I heard that W had dropped out of the four-person act just days before the performance. An Elon Musk–style layoff? I panicked—but apparently, W had chosen not to go on stage himself. “He’s playing the audience role now,” my daughter said, unable to hide her relief.

I felt relieved too, for a different reason. Good. W was shining properly. A joke only lands the first time—it’s proprietary information. Watching rehearsals from the audience’s perspective and giving feedback is a job you can only entrust to someone reliable. Even offstage, it’s a crucial role.

Still, I wondered how the remaining three felt about the stage suddenly being wider by one person. This was something the kids decided in their own world. Adults should keep their mouths shut, I told myself, clenching my teeth. My own workplace isn’t much different, after all. I had no right to comment. And I could imagine the weight my daughter had put down.

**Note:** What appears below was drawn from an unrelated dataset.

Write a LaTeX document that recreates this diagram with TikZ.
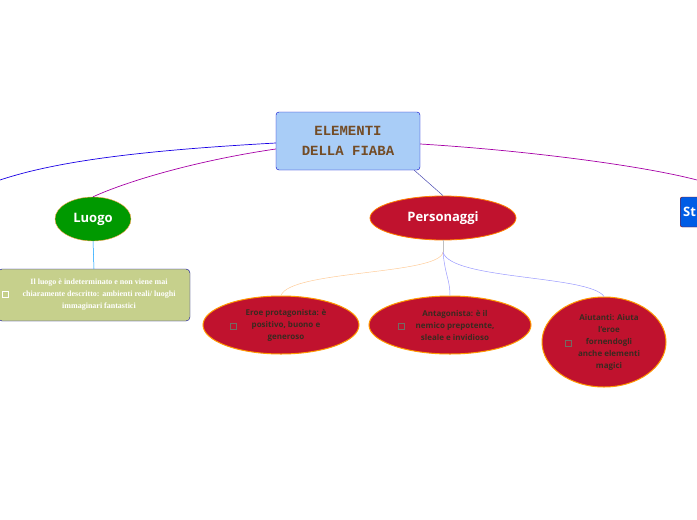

Even so, I couldn’t help thinking: if I’d suggested a skit instead of stand-up, might things have turned out differently? Whether it went well or not, I felt unsettled. I no longer knew what kind of feelings I was supposed to have as I awaited performance day.

“Today was the preview, right?” At dinner, my daughter brought it up herself. Thanks—I was too scared to ask.
“So? How was it?” “W got the biggest laugh.”

What?

They’d practiced hard. Too hard. They’d forgotten about promotion. In other words, they never advertised. The performance was scheduled for lunch recess, after the meal. The moment the chime rang—kiiin—everyone bolted for the playground, probably at top speed from the first step.

“Please don’t go play! The Comedy Company has an announcement!” My daughter desperately tried to stop them, but it was hopeless. No one was listening.

“And then, W just yelled—really loudly—”

It’s funny, come watch!

She cupped her hands around her mouth like a megaphone, imitating W.

“He was like, ‘It’s definitely funny! Definitely funny!’ And everyone cracked up.” “W for real? That’s wild. Dude’s loud! That’s hilarious!” “That was the peak,” she said.

W awakened his innate power for drawing a crowd and managed to bring in a sizable audience. And then my daughter and the others completely bombed.

I imagined W, standing outside the cluster of people, watching the act unfold in a classroom so silent you could hear the playground outside. Dinner tasted amazing that night.

Apparently, everyone now calls W the “Manager.” Because he gathers customers. For some reason, the setting is a theater. “Aren’t nicknames banned?” I asked. “Well… the teacher didn’t say anything.”

Well, no one’s going to bully the Manager. He might even get headhunted by another company. W has become a pioneer in the nickname world.

As for my daughter, the CEO, she hasn’t yet come to me for advice on the next routine. Too bad. Dad’s got a pretty good idea.